◆ DIRECTIONS: In the entries below, repeat only the lines between those holding "Generate a Python" and "import seaborn as sns", inclusive. Leave pictures out.
═══ PROVIDED DATA ═══
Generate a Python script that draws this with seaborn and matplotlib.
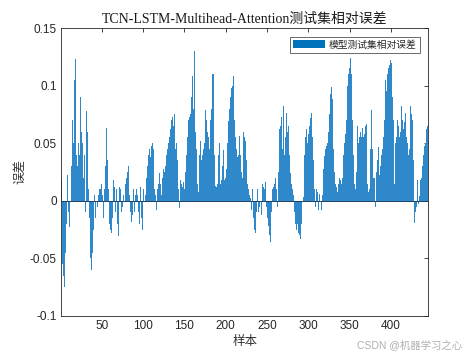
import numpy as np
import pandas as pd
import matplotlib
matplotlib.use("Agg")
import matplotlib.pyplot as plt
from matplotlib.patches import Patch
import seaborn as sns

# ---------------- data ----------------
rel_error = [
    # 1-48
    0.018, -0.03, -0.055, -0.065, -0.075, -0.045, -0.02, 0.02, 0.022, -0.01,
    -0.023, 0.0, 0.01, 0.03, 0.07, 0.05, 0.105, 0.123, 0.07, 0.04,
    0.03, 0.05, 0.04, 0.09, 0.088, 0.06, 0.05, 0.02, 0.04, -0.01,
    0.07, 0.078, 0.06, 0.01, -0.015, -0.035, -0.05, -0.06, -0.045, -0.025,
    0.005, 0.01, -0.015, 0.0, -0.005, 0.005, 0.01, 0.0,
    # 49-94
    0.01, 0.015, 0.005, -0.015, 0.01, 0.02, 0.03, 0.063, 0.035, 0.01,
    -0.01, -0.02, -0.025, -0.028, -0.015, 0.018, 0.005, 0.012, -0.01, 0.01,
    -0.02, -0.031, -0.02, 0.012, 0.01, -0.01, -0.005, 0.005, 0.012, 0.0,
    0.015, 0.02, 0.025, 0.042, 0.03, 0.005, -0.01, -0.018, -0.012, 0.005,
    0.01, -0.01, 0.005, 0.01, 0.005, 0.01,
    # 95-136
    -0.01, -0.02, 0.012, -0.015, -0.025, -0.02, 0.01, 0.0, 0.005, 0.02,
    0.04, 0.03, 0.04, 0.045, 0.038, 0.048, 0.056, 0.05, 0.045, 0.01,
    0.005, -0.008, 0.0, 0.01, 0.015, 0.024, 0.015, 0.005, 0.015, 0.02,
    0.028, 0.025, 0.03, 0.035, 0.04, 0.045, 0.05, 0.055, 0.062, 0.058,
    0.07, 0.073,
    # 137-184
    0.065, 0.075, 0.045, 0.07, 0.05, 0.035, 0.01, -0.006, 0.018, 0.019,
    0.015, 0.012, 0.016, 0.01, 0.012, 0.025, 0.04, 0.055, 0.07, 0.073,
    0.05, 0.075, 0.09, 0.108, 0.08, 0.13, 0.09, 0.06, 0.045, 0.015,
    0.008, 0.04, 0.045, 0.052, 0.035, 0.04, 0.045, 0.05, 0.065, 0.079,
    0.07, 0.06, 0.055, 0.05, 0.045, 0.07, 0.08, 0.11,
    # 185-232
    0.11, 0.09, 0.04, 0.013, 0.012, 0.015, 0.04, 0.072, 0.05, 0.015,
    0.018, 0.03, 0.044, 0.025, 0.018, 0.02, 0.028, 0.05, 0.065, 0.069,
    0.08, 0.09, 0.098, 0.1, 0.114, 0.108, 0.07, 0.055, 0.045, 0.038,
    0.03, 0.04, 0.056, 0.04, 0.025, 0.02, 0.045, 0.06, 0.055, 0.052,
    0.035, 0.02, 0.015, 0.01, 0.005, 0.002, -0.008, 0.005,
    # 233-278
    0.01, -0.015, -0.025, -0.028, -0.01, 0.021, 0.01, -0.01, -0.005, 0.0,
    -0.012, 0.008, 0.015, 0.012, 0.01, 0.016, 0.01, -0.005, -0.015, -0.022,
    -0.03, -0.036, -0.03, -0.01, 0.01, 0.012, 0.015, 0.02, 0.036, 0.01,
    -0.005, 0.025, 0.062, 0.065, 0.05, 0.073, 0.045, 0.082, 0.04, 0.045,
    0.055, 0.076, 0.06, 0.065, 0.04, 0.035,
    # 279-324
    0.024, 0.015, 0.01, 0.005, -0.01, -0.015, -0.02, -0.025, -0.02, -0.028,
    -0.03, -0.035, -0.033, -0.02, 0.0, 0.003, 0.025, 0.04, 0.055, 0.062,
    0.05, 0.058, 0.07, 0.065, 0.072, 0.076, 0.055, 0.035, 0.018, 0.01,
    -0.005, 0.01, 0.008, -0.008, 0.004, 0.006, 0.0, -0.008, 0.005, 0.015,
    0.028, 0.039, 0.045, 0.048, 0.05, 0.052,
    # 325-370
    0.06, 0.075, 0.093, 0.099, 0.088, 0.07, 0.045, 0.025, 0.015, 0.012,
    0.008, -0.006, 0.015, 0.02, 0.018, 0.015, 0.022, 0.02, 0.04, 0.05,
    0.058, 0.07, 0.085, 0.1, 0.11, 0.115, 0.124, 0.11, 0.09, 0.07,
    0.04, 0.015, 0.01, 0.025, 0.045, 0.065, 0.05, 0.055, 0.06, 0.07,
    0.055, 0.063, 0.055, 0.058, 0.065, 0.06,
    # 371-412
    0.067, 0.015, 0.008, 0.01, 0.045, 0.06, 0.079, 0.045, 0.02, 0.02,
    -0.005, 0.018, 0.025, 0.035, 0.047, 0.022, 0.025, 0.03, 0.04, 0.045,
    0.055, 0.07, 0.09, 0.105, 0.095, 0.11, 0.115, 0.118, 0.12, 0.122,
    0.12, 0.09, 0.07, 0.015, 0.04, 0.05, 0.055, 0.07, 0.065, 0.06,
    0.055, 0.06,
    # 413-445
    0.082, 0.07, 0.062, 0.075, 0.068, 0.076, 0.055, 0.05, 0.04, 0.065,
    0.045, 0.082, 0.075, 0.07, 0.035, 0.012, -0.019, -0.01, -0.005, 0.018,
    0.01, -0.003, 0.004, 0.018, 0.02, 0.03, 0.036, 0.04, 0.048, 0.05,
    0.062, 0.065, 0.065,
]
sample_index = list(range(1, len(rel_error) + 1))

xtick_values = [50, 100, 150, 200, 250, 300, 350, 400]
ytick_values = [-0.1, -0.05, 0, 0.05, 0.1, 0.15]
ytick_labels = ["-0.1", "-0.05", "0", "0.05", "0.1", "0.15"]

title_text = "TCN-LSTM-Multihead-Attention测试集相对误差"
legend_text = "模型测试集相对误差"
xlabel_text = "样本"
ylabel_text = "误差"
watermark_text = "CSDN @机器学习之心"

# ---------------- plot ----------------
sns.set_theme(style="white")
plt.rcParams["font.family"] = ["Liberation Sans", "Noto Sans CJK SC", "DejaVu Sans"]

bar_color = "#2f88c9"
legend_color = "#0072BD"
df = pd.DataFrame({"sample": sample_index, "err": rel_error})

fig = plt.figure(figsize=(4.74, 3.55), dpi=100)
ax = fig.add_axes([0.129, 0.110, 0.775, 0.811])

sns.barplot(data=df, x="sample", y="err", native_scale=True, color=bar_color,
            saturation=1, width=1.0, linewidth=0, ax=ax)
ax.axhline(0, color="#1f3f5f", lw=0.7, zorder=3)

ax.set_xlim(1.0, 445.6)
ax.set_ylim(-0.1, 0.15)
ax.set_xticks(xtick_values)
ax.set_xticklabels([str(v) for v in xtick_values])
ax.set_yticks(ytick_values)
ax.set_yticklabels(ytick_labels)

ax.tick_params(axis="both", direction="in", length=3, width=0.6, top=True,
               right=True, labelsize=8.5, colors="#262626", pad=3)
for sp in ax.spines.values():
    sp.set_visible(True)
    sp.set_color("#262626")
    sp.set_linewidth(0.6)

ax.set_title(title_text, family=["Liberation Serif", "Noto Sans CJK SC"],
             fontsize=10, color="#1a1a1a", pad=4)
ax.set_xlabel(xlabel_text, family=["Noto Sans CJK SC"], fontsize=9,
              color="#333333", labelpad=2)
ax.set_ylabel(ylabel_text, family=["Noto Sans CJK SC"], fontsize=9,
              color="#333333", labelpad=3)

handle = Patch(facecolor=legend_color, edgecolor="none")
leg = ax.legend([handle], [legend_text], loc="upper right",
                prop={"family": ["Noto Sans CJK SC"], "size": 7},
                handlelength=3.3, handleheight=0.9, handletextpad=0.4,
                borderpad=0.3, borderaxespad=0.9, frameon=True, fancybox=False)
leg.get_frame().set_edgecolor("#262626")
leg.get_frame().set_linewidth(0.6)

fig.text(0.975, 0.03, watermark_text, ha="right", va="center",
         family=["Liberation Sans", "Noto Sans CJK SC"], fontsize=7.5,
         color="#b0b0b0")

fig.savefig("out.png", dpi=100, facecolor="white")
═══
═══ PROVIDED DATA ═══
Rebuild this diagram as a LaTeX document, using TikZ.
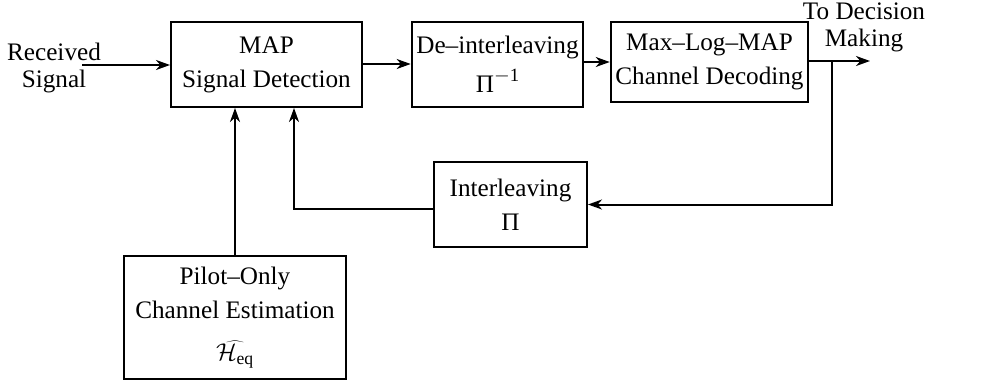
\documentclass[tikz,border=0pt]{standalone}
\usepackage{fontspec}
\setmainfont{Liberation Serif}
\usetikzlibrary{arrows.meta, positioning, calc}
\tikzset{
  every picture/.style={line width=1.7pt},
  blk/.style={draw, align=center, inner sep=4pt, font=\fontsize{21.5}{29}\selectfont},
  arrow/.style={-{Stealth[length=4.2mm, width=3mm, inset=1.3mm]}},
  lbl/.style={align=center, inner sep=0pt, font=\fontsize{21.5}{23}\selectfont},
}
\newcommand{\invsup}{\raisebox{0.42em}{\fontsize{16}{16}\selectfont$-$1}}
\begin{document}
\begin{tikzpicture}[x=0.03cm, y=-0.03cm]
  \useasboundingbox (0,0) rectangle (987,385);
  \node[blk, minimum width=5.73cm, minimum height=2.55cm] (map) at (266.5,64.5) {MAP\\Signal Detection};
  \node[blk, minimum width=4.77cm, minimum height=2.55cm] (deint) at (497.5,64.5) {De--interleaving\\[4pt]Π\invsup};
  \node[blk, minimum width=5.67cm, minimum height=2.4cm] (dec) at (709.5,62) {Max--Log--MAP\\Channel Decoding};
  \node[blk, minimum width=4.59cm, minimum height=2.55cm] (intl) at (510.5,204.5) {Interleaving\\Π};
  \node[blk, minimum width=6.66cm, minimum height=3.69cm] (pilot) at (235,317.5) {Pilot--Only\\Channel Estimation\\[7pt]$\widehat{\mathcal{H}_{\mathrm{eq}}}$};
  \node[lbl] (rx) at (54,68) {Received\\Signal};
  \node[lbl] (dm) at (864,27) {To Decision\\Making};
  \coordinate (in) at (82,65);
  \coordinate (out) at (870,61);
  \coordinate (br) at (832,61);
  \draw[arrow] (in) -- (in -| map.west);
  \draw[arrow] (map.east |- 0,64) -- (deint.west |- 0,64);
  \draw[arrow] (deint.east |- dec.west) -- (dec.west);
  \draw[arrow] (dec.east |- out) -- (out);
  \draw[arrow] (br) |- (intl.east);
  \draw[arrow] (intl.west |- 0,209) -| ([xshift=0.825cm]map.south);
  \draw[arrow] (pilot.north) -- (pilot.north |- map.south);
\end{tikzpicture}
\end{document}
═══
═══ PROVIDED DATA ═══
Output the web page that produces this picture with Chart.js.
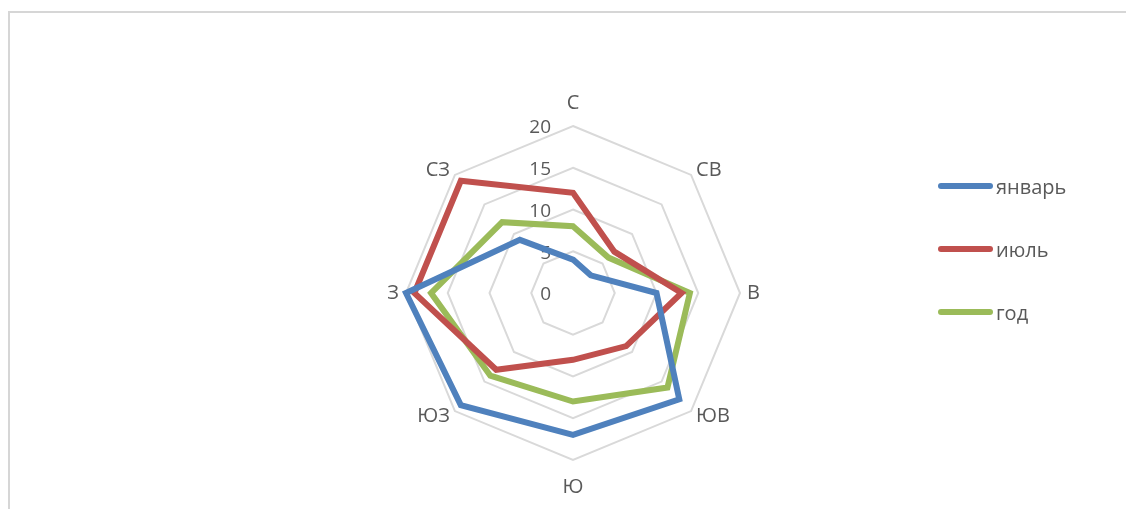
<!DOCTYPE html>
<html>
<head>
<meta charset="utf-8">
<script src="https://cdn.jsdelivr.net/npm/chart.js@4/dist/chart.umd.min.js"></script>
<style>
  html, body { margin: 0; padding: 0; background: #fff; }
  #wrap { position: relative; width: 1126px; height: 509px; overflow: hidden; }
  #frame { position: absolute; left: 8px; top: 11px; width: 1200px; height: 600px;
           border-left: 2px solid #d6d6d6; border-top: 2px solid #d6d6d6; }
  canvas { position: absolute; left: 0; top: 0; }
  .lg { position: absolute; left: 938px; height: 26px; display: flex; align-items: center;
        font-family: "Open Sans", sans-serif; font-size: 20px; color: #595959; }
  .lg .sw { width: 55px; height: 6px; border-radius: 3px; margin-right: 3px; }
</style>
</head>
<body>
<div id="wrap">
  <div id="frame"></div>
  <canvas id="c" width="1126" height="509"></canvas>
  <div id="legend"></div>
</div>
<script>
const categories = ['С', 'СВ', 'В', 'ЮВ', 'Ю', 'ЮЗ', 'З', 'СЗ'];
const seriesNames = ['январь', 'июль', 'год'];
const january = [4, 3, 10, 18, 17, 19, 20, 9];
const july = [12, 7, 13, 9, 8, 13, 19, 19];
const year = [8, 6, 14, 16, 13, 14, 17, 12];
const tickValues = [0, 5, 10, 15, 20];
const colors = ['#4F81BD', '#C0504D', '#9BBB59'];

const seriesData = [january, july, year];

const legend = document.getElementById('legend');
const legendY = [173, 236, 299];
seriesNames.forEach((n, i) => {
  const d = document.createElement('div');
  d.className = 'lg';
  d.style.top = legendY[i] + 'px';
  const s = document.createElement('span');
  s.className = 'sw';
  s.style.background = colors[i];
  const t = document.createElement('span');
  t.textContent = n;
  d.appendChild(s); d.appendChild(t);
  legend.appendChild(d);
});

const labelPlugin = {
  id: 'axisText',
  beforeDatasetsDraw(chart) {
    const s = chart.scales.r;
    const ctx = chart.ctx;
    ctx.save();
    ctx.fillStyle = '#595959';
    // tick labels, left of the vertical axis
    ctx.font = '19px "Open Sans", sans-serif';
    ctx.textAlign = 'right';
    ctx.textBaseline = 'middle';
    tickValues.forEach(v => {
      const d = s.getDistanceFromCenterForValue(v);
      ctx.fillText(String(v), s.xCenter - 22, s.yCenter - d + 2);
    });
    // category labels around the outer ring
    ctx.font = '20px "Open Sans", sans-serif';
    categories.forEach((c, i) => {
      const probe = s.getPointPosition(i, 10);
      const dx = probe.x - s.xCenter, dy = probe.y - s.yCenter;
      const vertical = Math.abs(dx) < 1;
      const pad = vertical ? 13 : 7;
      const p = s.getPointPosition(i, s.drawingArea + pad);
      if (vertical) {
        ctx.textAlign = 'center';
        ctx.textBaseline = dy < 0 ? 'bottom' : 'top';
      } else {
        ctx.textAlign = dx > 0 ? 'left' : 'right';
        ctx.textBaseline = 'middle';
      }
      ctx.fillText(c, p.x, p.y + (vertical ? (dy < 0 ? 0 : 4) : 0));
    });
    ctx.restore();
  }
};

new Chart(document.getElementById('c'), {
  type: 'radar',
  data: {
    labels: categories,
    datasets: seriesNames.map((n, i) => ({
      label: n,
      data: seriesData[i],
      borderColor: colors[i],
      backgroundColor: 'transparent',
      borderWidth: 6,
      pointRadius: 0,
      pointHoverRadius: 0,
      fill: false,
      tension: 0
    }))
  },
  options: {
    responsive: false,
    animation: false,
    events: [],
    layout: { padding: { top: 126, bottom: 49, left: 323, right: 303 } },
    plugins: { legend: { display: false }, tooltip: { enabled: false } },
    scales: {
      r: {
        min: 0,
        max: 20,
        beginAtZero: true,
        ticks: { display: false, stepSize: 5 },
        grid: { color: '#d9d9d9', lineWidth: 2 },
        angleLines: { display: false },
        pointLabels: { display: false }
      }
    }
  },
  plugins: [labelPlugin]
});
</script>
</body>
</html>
═══
◆ EXERCISE OUTPUT:
Generate a Python script that draws this with seaborn and matplotlib.
import numpy as np
import pandas as pd
import matplotlib
matplotlib.use("Agg")
import matplotlib.pyplot as plt
from matplotlib.patches import Patch
import seaborn as sns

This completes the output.